• _EXERCISE GOAL_: Go through the lines below. Copy those with "this".

— Start SOURCE MATERIAL —

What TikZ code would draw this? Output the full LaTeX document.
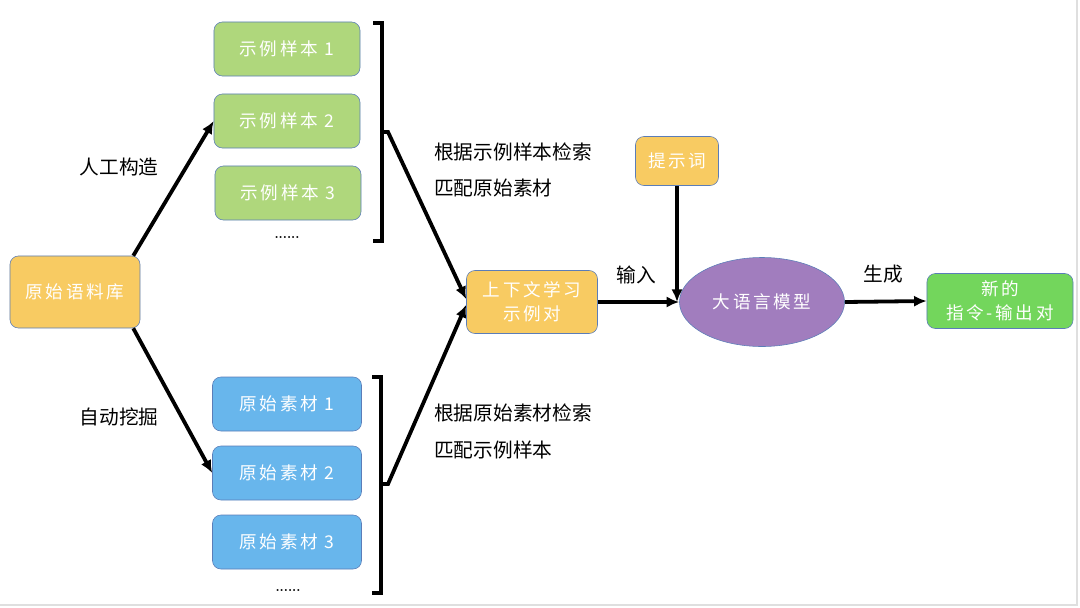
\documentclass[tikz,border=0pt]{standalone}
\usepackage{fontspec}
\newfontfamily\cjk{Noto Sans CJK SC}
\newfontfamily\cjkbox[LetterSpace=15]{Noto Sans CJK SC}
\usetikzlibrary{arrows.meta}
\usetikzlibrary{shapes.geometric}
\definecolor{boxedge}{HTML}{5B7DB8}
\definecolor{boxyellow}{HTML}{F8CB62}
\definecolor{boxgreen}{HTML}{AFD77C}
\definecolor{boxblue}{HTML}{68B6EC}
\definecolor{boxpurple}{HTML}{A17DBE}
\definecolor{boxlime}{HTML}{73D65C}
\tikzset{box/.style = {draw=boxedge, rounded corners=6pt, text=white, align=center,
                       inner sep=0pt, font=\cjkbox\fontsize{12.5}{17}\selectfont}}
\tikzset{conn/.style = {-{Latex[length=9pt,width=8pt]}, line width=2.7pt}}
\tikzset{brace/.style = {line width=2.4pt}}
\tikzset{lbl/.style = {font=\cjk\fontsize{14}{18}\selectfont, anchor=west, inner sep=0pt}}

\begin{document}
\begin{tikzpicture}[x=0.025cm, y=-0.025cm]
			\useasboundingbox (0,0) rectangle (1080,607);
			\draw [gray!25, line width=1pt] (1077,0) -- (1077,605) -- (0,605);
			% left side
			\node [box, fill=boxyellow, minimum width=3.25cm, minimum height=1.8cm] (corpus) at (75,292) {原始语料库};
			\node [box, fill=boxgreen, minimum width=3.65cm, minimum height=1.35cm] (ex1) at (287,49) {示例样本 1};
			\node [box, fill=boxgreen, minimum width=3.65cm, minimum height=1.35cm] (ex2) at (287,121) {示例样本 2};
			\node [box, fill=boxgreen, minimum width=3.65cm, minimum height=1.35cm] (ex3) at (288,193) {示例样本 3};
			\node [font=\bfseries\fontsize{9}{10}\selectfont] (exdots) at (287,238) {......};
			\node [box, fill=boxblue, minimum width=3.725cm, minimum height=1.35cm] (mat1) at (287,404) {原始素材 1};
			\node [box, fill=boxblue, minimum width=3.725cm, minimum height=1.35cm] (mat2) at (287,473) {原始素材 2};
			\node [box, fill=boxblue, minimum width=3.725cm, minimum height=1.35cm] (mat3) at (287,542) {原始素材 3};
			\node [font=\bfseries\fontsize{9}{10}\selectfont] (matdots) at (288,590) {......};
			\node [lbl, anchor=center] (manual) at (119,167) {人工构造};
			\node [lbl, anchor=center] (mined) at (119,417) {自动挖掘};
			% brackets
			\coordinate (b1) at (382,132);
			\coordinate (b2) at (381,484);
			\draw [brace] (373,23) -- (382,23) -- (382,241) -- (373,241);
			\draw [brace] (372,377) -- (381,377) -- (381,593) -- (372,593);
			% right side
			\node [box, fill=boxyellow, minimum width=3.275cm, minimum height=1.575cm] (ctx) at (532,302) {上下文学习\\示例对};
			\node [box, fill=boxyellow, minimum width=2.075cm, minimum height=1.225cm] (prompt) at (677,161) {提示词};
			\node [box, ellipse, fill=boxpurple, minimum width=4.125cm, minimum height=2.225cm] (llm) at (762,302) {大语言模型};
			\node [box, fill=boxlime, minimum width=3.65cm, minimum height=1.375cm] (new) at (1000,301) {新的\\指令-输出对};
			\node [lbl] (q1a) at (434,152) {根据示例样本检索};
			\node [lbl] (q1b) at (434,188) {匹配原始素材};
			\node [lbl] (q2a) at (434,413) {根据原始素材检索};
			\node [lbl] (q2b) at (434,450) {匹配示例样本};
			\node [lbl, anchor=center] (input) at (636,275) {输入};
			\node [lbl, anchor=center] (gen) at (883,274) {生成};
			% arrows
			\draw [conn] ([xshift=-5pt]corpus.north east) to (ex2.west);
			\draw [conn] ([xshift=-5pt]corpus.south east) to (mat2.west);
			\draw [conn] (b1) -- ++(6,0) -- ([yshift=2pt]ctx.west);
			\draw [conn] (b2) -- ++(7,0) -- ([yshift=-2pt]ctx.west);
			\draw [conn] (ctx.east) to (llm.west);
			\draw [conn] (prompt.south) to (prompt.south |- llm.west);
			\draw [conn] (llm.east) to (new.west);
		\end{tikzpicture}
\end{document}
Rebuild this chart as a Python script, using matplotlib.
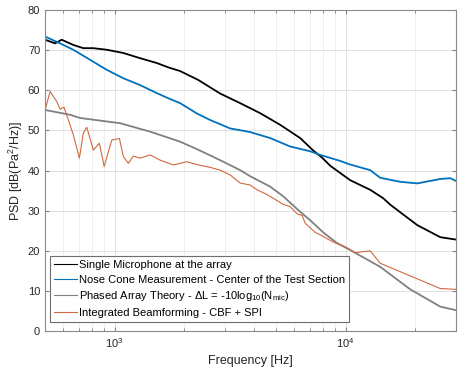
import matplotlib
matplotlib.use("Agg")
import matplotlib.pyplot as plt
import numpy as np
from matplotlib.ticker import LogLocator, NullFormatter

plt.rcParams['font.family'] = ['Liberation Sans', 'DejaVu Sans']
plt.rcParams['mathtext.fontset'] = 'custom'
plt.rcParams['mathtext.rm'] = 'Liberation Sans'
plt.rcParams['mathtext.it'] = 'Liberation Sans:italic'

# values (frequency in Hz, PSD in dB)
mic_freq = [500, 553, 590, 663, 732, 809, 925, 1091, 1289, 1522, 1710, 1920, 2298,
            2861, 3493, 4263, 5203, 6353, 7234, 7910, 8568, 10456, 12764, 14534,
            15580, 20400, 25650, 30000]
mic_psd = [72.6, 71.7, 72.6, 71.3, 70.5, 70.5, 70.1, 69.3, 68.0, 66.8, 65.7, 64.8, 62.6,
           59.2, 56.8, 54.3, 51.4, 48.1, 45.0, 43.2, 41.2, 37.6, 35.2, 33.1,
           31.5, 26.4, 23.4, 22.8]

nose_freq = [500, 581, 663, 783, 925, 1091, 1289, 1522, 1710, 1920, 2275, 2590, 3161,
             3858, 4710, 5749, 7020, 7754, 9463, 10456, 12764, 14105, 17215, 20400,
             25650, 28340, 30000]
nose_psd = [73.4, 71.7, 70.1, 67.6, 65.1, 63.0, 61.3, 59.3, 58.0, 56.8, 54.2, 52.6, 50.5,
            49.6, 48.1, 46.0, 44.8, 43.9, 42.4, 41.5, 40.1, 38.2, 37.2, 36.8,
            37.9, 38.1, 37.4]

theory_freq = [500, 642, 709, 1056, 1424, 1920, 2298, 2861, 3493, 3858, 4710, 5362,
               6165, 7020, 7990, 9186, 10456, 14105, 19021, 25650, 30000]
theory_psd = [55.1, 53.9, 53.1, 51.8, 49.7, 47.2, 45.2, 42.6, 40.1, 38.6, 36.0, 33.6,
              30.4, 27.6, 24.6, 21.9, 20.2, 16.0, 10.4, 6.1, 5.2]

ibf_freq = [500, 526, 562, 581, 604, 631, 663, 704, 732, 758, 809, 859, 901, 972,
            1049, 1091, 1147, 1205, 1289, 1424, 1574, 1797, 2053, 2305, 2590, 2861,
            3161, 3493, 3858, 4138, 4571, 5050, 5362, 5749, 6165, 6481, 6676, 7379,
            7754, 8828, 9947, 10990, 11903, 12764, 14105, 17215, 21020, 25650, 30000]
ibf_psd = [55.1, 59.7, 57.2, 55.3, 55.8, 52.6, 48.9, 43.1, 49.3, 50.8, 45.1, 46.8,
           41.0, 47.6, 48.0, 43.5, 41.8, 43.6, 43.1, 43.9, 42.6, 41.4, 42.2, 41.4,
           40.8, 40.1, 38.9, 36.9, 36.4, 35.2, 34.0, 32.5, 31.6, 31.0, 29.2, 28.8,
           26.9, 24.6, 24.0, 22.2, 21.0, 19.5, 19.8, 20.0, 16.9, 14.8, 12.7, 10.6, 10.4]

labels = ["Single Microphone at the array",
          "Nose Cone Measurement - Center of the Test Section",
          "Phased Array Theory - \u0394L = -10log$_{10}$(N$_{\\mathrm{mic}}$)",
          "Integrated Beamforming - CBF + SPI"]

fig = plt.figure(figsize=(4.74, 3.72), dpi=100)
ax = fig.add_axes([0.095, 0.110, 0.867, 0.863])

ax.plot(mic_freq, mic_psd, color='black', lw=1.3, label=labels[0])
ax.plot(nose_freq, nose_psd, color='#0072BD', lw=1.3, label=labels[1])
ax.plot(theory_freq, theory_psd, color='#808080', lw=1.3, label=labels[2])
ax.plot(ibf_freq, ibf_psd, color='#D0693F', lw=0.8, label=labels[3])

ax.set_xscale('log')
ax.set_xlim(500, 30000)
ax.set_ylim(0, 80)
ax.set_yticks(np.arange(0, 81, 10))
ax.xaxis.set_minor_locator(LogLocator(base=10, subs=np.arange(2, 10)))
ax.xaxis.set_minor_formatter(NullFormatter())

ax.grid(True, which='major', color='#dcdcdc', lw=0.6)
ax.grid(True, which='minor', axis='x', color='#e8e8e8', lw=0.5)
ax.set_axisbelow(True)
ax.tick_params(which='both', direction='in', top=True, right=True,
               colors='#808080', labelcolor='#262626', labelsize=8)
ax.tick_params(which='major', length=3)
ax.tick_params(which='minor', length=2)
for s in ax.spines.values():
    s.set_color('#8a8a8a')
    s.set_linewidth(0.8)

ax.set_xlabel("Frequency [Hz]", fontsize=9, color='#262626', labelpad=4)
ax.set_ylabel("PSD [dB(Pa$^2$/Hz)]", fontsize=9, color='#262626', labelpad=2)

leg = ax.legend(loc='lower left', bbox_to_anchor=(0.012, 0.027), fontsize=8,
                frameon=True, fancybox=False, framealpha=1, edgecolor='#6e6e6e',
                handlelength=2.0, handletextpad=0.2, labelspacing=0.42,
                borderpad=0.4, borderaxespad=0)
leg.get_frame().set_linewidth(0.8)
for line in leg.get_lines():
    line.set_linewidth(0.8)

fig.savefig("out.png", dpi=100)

— End SOURCE MATERIAL —

• _ANSWER_:
What TikZ code would draw this? Output the full LaTeX document.
Rebuild this chart as a Python script, using matplotlib.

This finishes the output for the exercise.